Each chapter is written by a different writer, and the chapters are grouped by three larger themes: "Absences," "Lost & Found," and "Presences." These ideas, in addition to the general theme of father-daughter relationships, unify and give shape to the book. As no two relationships are alike, no two of the women's voices are alike. The sole male voice, the introduction by Phillip Lopate, gives a more distant, overarching picture of the father-daughter bond---tracing linguistic, gender, and sociological facets.
"McMullan includes Nobel Prize winner Alice Munro, Pulitzer Prize winner Jane Smiley, and essayists, journalists, novelists, and writers of various levels of acclaim, and seems to include every literary prize and professional writing achievement. About ten of the selections have been previously published, but the bulk of the anthology is new material.
"This book will be most enjoyable for adult women who are grappling with, cherishing, searching for, or remembering their fathers. These women's voices will also give fathers---young, old, and in between---insight into how their lives and presence affect their daughters.

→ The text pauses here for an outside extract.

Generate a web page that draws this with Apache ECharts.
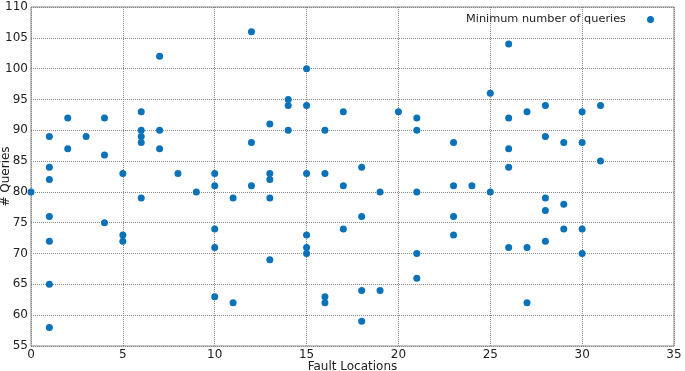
<!DOCTYPE html>
<html>
<head>
<meta charset="utf-8">
<script src="https://cdn.jsdelivr.net/npm/echarts@6/dist/echarts.min.js"></script>
<style>
  html, body { margin: 0; padding: 0; background: #fff; }
  #main { width: 685px; height: 371px; }
</style>
</head>
<body>
<div id="main"></div>
<script>
// fault location (x) and number of queries (y)
const faultLoc = [
  0,
  1, 1, 1, 1, 1, 1, 1,
  2, 2,
  3,
  4, 4, 4,
  5, 5, 5,
  6, 6, 6, 6, 6,
  7, 7, 7,
  8,
  9,
  10, 10, 10, 10, 10,
  11, 11,
  12, 12, 12,
  13, 13, 13, 13, 13,
  14, 14, 14,
  15, 15, 15, 15, 15, 15,
  16, 16, 16, 16,
  17, 17, 17,
  18, 18, 18, 18,
  19, 19,
  20,
  21, 21, 21, 21, 21,
  23, 23, 23, 23,
  24,
  25, 25,
  26, 26, 26, 26, 26,
  27, 27, 27,
  28, 28, 28, 28, 28,
  29, 29, 29,
  30, 30, 30, 30,
  31, 31
];
const queries = [
  80,
  89, 84, 82, 76, 72, 65, 58,
  92, 87,
  89,
  92, 86, 75,
  83, 73, 72,
  93, 90, 89, 88, 79,
  102, 90, 87,
  83,
  80,
  83, 81, 74, 71, 63,
  79, 62,
  106, 88, 81,
  91, 83, 82, 79, 69,
  95, 94, 90,
  100, 94, 83, 73, 71, 70,
  90, 83, 63, 62,
  93, 81, 74,
  84, 76, 64, 59,
  80, 64,
  93,
  92, 90, 80, 70, 66,
  88, 81, 76, 73,
  81,
  96, 80,
  104, 92, 87, 84, 71,
  93, 71, 62,
  94, 89, 79, 77, 72,
  88, 78, 74,
  93, 88, 74, 70,
  94, 85
];
const seriesName = 'Minimum number of queries';

const points = faultLoc.map((x, i) => [x, queries[i]]);

const chart = echarts.init(document.getElementById('main'));
const fontFam = 'DejaVu Sans';

chart.setOption({
  animation: false,
  textStyle: { fontFamily: fontFam },
  grid: {
    left: 31, right: 11, top: 7, bottom: 25,
    containLabel: false,
    outerBoundsMode: 'none',
    show: true,
    borderColor: '#8a8a8a',
    borderWidth: 1
  },
  legend: {
    data: [seriesName],
    right: 26,
    top: 9,
    align: 'right',
    itemWidth: 7,
    itemHeight: 7,
    itemGap: 10,
    textStyle: { color: '#222', fontSize: 11.3, fontFamily: fontFam, padding: [0, 16, 0, 0] }
  },
  xAxis: {
    type: 'value',
    min: 0, max: 35, interval: 5,
    name: 'Fault Locations',
    nameLocation: 'middle',
    nameGap: 15,
    nameMoveOverlap: false,
    nameTextStyle: { color: '#222', fontSize: 12 },
    axisLine: { show: false },
    axisTick: { show: false },
    axisLabel: { color: '#222', fontSize: 12, margin: 3 },
    splitLine: { show: true, lineStyle: { type: 'dotted', color: '#888', width: 1 } }
  },
  yAxis: {
    type: 'value',
    min: 55, max: 110, interval: 5,
    name: '# Queries',
    nameLocation: 'middle',
    nameGap: 19,
    nameMoveOverlap: false,
    nameTextStyle: { color: '#222', fontSize: 12 },
    axisLine: { show: false },
    axisTick: { show: false },
    axisLabel: { color: '#222', fontSize: 12, margin: 3 },
    splitLine: { show: true, lineStyle: { type: 'dotted', color: '#888', width: 1 } }
  },
  series: [{
    name: seriesName,
    type: 'scatter',
    data: points,
    symbolSize: 7,
    itemStyle: { color: '#0a72b8', opacity: 1 }
  }]
});
</script>
</body>
</html>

"In this anthology, nearly every daughter will find a voice that resonates with her own paternal relationship."
— Foreword Reviews
"A collection of essays on the father-daughter dynamic. Editor and novelist McMullan (Literature and Writing/Univ. of Evansville; Sources of Light, 2010, etc.) presents 24 ways of "knowing" one's father by accomplished, independent daughters, each with a folksy introduction to help situate the relationship in place and time. For many of these authors, the father was a tall, handsome, impossibly romantic character in the family, removed from the quotidian, often remote, and whose approval the daughters tried to maintain. In a twist on this theme, Jane Smiley writes how ultimately relieved she was not to know her father—who perhaps suffered from PTSD and divorced her mother when the author was a toddler—because his absence allowed her the space to grow up "free of preconceptions." Some of the contributors offer reminiscences following their fathers' deaths—e.g., Jill McCorkle in "My Dad." In "My Father's Daughter," Bliss Broyard fills in a deeper portrait of her philandering, brilliant, bookish father by talking to his lively, lifelong best friends in Greenwich Village, concluding ruefully that she should have paid more attention to her father when he was alive. Melora Wolff offers an excellent view of the glamorous world of visiting fathers from the first-person, plural view of young ladies at New York City's Brearley School, while Barbara Shoup describes her father's vanishing into alcoholism in her excruciating essay "Waiting for My Father." Throughout, fathers often represent the world of work, whether in the "special places" like the gambling house that Maxine Hong Kingston describes in "The American Father" or the sacred writing den that was strictly off limits to boisterous children, as depicted in Alexandra Styron's "Reading My Father." Other contributors include Jayne Anne Phillips, Antonya Nelson, Ann Mason and Alice Munro, and Phillip Lopate provides the introduction. Consistently elucidating portraits"
— Kirkus Reviews
"Unique, informative, thoughtful and thought-provoking, Every Father's Daughter is a very special anthology that is deeply engaging and exceptionally well organized and presented, making it an ideal and highly recommended additional to personal reading lists, as well as community and academic library collections."--The Midwest Book Review
“After my father died, I couldn’t read or write, perhaps because, in the end, my father was unable to read or write. I didn’t know it then, but I was looking for a collection of intensely personal essays, written by great women writers telling me about their fathers and how they came to know their fathers, a collection which might help me make some kind of sense of my own very close relationship with my father. I wanted to know from women, replacement sisters, if they had similar relationships with their fathers as I had with mine. Or, if their relationships were altogether different, I wanted to know how exactly these relationships were different. I wanted to know if the fact that my father was southern had anything to do with anything. I suppose, more than anything, I just wanted to know that I wasn’t alone in my love, my loss, my loneliness. I wanted to read this anthology, but it did not exist. Writers write the book they want to read. Editors do the same. This book came out of a need, my own, personal, selfish need.
“Eventually, I contacted the authors I loved and admired—some of them friends, some of them friends of my father’s. I never wanted this to feel like an assignment, but I suppose it was. I simply asked these women to tell me about their fathers. They took it from there. For some authors, the idea of writing about a father just clicked, and they wrote their essays, often within days of the request. We all have stories about our fathers, even if it’s a bad story or a non-story, it’s a story. If you write, you will read these essays and feel the need to write your own.
“I kept my father’s tastes very much in mind during the difficult but joyful process of selecting essays for this book. This collection reflects my father, and, of course, other fathers as well. These essays are a sort of collage or mosaic of fatherhood and all the ways daughters communicate or don’t with their fathers. Of course, there’s a long list of wonderful women writers not included here — this anthology really should extend itself into another volume.”